I returned to my seat and cracked the book open without a passing glance at the blurb. If it was good enough for Natalie Portman’s likeness, it was good enough for me … Nothing could have prepared me for Calma Harrison though. From the first sentence, I could hear her in my head. As somebody who consumed a grand total of zero Australian stories, it was a shock to encounter a narrator who sounded like me, abbreviated words like me, balanced casual snark with overpowering sarcasm like me … I was reading an Australian teenager, who kept mentioning Australian stuff. I immediately took a liking to her.

And then I got to know her. She had a complicated relationship with her father who up and left years before – I had a complicated relationship with my father who up and left years before. A teacher took an interest in her writing and pushed her to express herself creatively – a teacher took an interest in my writing and pushed me to express myself creatively. She was reeling from the sudden death of a very, very close friend – I was … well, you get where I’m going with this. Calma wasn’t simply somebody I recognised, she was Will Kostakis fan fiction. I’d never experienced anything like it, and I was mesmerised. So much so that halfway through the book, I realised I was reading a sequel without having read the first book, and I pushed on regardless. The moment I was finished, I hunted that first book down, The Whole Business With Kiffo and the Pitbull. And I met Calma before the dad stuff, before exploring herself through poetry, before the grief – all the experiences that united us. She and a friend suspected that their English teacher was a drug dealer and they were trying to frame her for murder. I mean, Calma’s life couldn’t have been further from mine in that first book, but I was in awe of her, the way she spoke, the way she joked. She was willing to do absolutely anything for her friend, and I was willing to do the same for her.

Across two books, I think what endeared me most to her is the way she threw herself into every situation, usually emotions-first and with catastrophic results. I mean, she might be a two-time narrator, but often what she saw, and what she told me, wasn’t what actually happened. She was entertaining but unreliable, flawed … She taught me that it was okay to make mistakes – and I mean, really, REALLY big mistakes.

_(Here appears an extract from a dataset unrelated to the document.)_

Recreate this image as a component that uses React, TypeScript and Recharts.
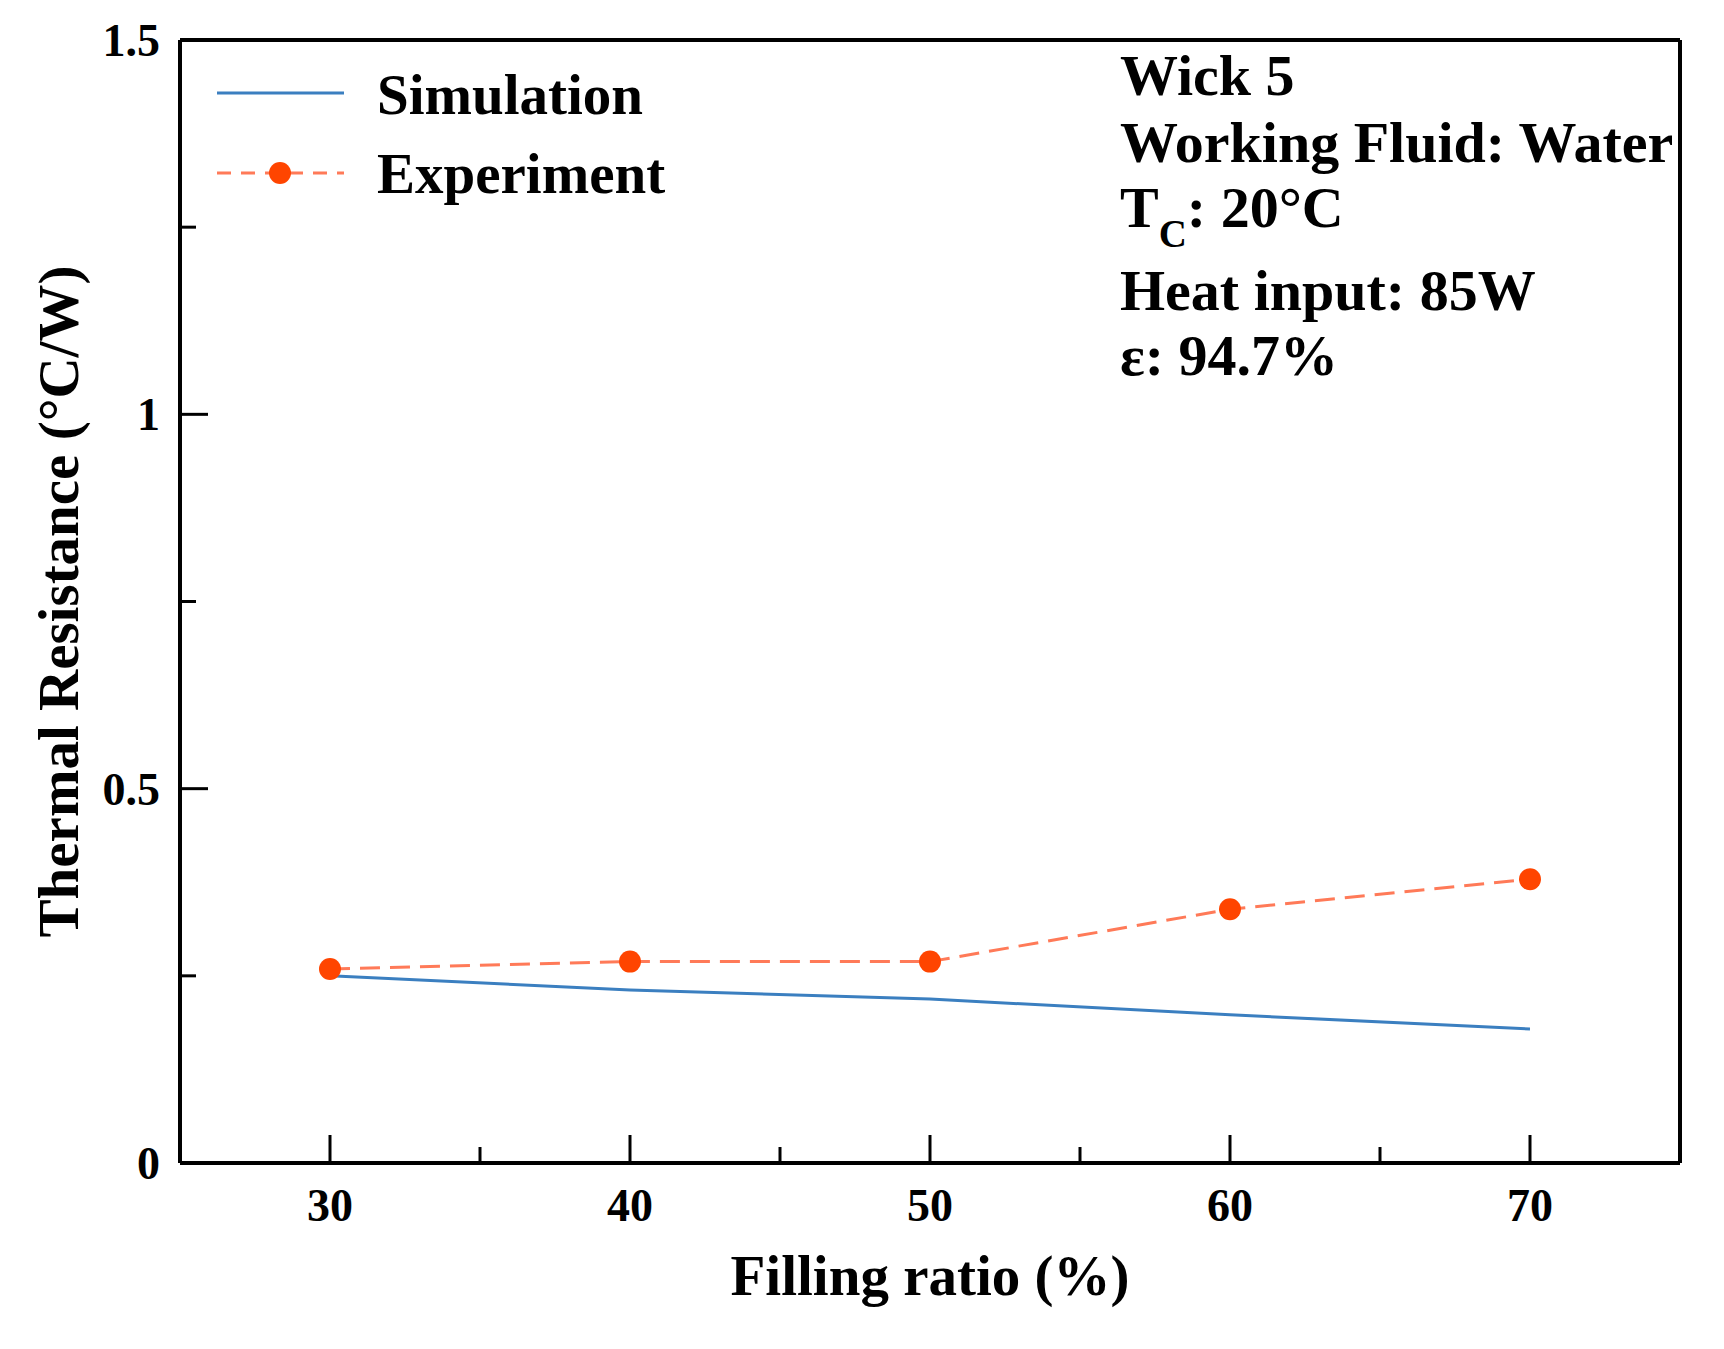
import React from 'react';
import { LineChart, Line, XAxis, YAxis, ReferenceLine } from 'recharts';

// values
const fillingRatio = [30, 40, 50, 60, 70];
const simulation = [0.25, 0.231, 0.219, 0.198, 0.179];
const experiment = [0.259, 0.269, 0.269, 0.339, 0.379];

const xTicks = [30, 35, 40, 45, 50, 55, 60, 65, 70];
const xLabels = ['30', '40', '50', '60', '70'];
const yTicks = [0, 0.25, 0.5, 0.75, 1, 1.25, 1.5];
const yLabels = ['0', '0.5', '1', '1.5'];

const infoLines = ['Wick 5', 'Working Fluid: Water', 'Heat input: 85W', 'ε: 94.7%'];

const data = fillingRatio.map((x, i) => ({ x, sim: simulation[i], exp: experiment[i] }));

const FONT = '"Liberation Serif", "Times New Roman", serif';
const BLUE = '#3b7fc0';
const RED = '#ff4500';
const RED_LINE = '#ff7a58';

const XTick = (props: any) => {
  const { x, y, payload } = props;
  const label = String(payload.value);
  const major = xLabels.includes(label);
  return (
    <g>
      <line x1={x} y1={y} x2={x} y2={y - (major ? 28 : 16)} stroke="#000" strokeWidth={3} />
      {major && (
        <text x={x} y={y + 58} textAnchor="middle" fontFamily={FONT} fontWeight="bold" fontSize={46} fill="#000">
          {label}
        </text>
      )}
    </g>
  );
};

const YTick = (props: any) => {
  const { x, y, payload } = props;
  const label = String(payload.value);
  const major = yLabels.includes(label);
  return (
    <g>
      <line x1={x} y1={y} x2={x + (major ? 28 : 16)} y2={y} stroke="#000" strokeWidth={3} />
      {major && (
        <text x={x - 20} y={y + 16} textAnchor="end" fontFamily={FONT} fontWeight="bold" fontSize={46} fill="#000">
          {label}
        </text>
      )}
    </g>
  );
};

const Overlay = () => (
  <svg
    width={1724}
    height={1349}
    style={{ position: 'absolute', left: 0, top: 0, pointerEvents: 'none' }}
    fontFamily={FONT}
    fontWeight="bold"
    fontSize={57}
  >
    {/* legend */}
    <line x1={217} y1={93} x2={344} y2={93} stroke={BLUE} strokeWidth={3} />
    <text x={377} y={114}>Simulation</text>
    <line x1={217} y1={173} x2={344} y2={173} stroke={RED_LINE} strokeWidth={3} strokeDasharray="14 10" />
    <circle cx={280} cy={173} r={11} fill={RED} />
    <text x={377} y={193}>Experiment</text>

    {/* run conditions */}
    <g fontSize={58}>
      <text x={1120} y={95}>{infoLines[0]}</text>
      <text x={1120} y={162}>{infoLines[1]}</text>
      <text x={1120} y={227}>
        T
        <tspan fontSize={39} dy={20}>C</tspan>
        <tspan dy={-20}>: 20°C</tspan>
      </text>
      <text x={1120} y={310}>{infoLines[2]}</text>
      <text x={1120} y={375}>{infoLines[3]}</text>
    </g>
  </svg>
);

export default function App() {
  return (
    <div style={{ position: 'absolute', left: 0, top: 0, width: 1724, height: 1349, background: '#fff' }}>
      <LineChart width={1724} height={1349} data={data} margin={{ top: 40, right: 44, bottom: 86, left: 80 }}>
        <XAxis
          dataKey="x"
          type="number"
          domain={[25, 75]}
          ticks={xTicks}
          interval={0}
          height={100}
          tickSize={0}
          tickMargin={0}
          tickLine={false}
          tick={<XTick />}
          axisLine={{ stroke: '#000', strokeWidth: 4 }}
          label={{
            content: (p: any) => {
              const vb = p.viewBox;
              return (
                <text x={vb.x + vb.width / 2} y={1295} textAnchor="middle" fontFamily={FONT} fontWeight="bold" fontSize={57} fill="#000">
                  Filling ratio (%)
                </text>
              );
            },
          }}
        />
        <YAxis
          type="number"
          domain={[0, 1.5]}
          ticks={yTicks}
          interval={0}
          width={100}
          tickSize={0}
          tickMargin={0}
          tickLine={false}
          tick={<YTick />}
          axisLine={{ stroke: '#000', strokeWidth: 4 }}
          label={{
            content: (p: any) => {
              const vb = p.viewBox;
              const cy = vb.y + vb.height / 2;
              return (
                <text
                  x={78}
                  y={cy}
                  transform={`rotate(-90, 78, ${cy})`}
                  textAnchor="middle"
                  fontFamily={FONT}
                  fontWeight="bold"
                  fontSize={57}
                  fill="#000"
                >
                  Thermal Resistance (°C/W)
                </text>
              );
            },
          }}
        />
        <ReferenceLine y={1.5} stroke="#000" strokeWidth={4} />
        <ReferenceLine x={75} stroke="#000" strokeWidth={4} />
        <Line type="linear" dataKey="sim" stroke={BLUE} strokeWidth={3} dot={false} isAnimationActive={false} />
        <Line
          type="linear"
          dataKey="exp"
          stroke={RED_LINE}
          strokeWidth={3}
          strokeDasharray="20 10"
          dot={{ r: 11, fill: RED, stroke: 'none' }}
          isAnimationActive={false}
        />
      </LineChart>
      <Overlay />
    </div>
  );
}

Like, crack the case of your drug dealing English teacher, and you’re bound to confidently make some pretty serious allegations about other people that turn out to be wildly wrong and cause a world of hurt. But she also taught me that no matter how big my stuff ups, I had the power to make them right.

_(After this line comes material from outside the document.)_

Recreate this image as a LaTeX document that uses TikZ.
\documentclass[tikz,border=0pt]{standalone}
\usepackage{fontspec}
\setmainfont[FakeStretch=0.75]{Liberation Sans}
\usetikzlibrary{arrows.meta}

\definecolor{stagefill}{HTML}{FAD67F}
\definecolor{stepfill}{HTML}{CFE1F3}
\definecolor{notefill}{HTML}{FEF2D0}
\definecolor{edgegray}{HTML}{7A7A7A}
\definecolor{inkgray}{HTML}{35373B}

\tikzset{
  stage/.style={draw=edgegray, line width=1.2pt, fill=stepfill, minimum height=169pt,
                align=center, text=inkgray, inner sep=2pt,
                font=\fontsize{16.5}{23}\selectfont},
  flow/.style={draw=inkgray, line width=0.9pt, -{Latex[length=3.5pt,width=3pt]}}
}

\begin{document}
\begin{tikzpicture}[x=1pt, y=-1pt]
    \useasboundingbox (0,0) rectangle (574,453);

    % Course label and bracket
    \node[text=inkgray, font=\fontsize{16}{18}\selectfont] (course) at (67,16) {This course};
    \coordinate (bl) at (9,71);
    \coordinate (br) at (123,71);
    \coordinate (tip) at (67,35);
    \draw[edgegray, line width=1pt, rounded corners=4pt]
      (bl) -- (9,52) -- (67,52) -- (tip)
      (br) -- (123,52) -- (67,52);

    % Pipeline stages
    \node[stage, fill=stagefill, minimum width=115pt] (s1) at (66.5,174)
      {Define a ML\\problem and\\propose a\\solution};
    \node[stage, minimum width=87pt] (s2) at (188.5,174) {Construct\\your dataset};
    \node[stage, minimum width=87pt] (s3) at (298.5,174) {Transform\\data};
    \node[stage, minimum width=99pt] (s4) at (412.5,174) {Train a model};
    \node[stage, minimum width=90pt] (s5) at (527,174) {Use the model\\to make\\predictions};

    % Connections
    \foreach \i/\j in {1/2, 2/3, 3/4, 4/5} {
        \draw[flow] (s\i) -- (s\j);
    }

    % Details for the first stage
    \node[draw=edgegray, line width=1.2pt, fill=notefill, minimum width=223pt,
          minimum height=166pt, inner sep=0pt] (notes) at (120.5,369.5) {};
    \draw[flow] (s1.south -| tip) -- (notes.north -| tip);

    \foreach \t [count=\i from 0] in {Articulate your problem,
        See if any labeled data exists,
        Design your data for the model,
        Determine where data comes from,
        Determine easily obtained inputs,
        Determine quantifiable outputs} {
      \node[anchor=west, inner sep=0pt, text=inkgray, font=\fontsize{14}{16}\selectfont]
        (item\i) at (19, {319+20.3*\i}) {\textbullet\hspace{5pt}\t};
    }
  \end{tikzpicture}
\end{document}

Here I am telling you how much I like her, when she is perfectly capable of speaking for herself. Just listen to her describe meeting the love of her life at, of all places, a supermarket checkout.

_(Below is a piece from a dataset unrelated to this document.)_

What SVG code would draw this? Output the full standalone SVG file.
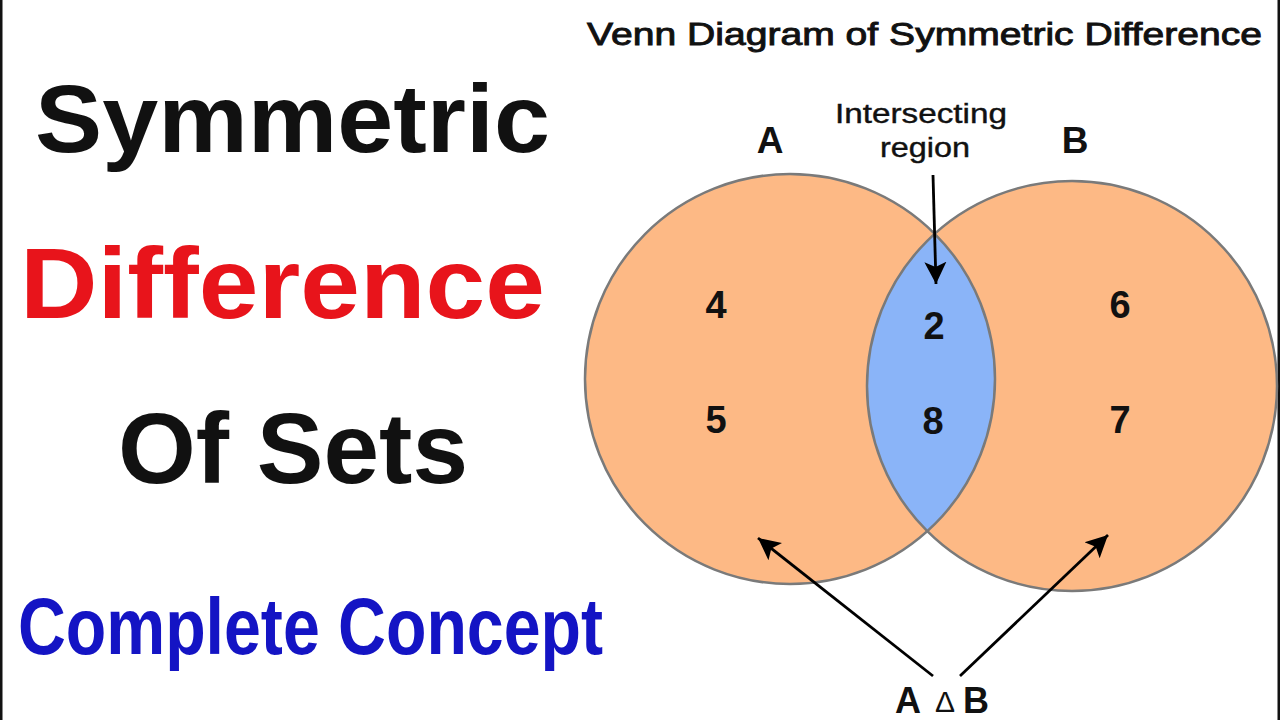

In Sicily, they call it the Thunderbolt. I read about it somewhere. It’s when you see someone and all these hormonal reactions kick in. Your heart thumps, you sweat profusely, your stomach dips to your shoelaces and bits and pieces you didn’t know you possessed start tingling like you’ve been plugged into the mains electricity. Well, that’s what happened to me when I saw … him.

I don’t want you to think I am a shallow, superficial person, so I won’t start with his physical appearance.

Stuff it. Of course I will.

He was tall and rangy. As I watched him scan a tin of Spam (and he did it so effortlessly, with such grace and ease of movement, like a balletic sequence) I caught the hint of lean muscles flexing beneath the uniform. I could picture him on a beach, the sun reflecting off defined biceps and pectorals you could graze your knuckles on. His face was classically sculpted, high cheekbones framing a pert and flawless nose. His eyes were deep brown, liquid with sensitivity and hidden passion; his skin olive and gleaming beneath the overhead fluorescent lights. During a particularly tricky scanning manoeuvre, involving shrink-wrapped bok choy, he parted his full lips to reveal faultless, even teeth that flashed one brilliant shimmering star. Glossy black hair fell in a perfect curtain over his left eye.

Basically, he was all right, if you like that kind of thing.

I wish I could tell you, though, that in the 15 years since, I’ve caught up with Calma regularly. I mean, I pop open her books occasionally, to read a passage or two to reluctant readers and aspiring writers, hoping that her voice inspires them as much as it did me, but I’m scared. It always happens with favourites, the hesitation to revisit them in case more mature eyes are more unkind, and they spoil how I think of her. That isn’t fair, I’ve grown, as has the world, and she’s stayed still. But even if I do revisit The Whole Business With Kiffo and the Pitbull, or It’s Not All About You, Calma! and it’s not the same, and Calma and I don’t click like we used to, I will always be thankful for her. It’s because of her I went on to meet Melina Marchetta’s Francesca, Markus Zusak’s Ed, Jaclyn Moriarty’s Bindy, Shivaun Plozza’s Frankie, Claire Zorn’s Lucy, Lili Wilkinson’s Pru … Characters who haven’t reflected my experience quite like Calma, but who have certainly made my life richer.

It breaks my heart a little that Calma is trapped in the beforetimes. The odds are, this is the first time you’ve heard somebody talking about her, and you’ll have difficulty finding the books she’s in, but if you do snag a copy and read her, there’ll be distance between you, because her life is similar to yours yet different in marked ways because she exists in the analogue era of payphones just before smartphones existed, the era of waiting in line at the supermarket instead of scurrying towards the self-checkout to avoid the human interaction. My heart breaks a little more when I realise how close I came to missing out on meeting Calma entirely, when her experiences reflected mine almost one to one. Had a designer not chosen a photo of Natalie Portman, and failed to disguise the fact that it was Natalie Portman, I would not have met Calma, would not have fallen back in love with reading, not discovered Australian YA in that moment, and seen a pathway towards being the author I am tonight. And I wonder how many Calmas I’m missing now, how many Calmas we’re all missing now, because a book is older, because it’s fallen out of print, or because Senator Amidala isn’t on the cover. And if nobody reads them, the odds of them falling in front of the teen who needs them most shrink, and there isn’t somebody who’ll talk about them at Sydney Writers Festival 16 years later, life completely shaped by them.

So if you’ve caught yourself falling out of love with reading, or talking less about the stories you love than you used to – make an effort to change that. Because these characters we love, these stories we love, this local industry we love, they need our protection or they vanish. And it’s our job to keep them alive, not just for what they give to us, but what they give to the next generation and the next.

It’s Not All About You, Calma! is now available via print on demand, so it might take a couple of weeks to get to you, but it’s definitely worth the wait. If reading series in order is (shockingly) more your thing, The Whole Business With Kiffo and the Pitbull is readily available. So order them both, Kiffo will arrive first, and by the time you’re done, Calma! will show up.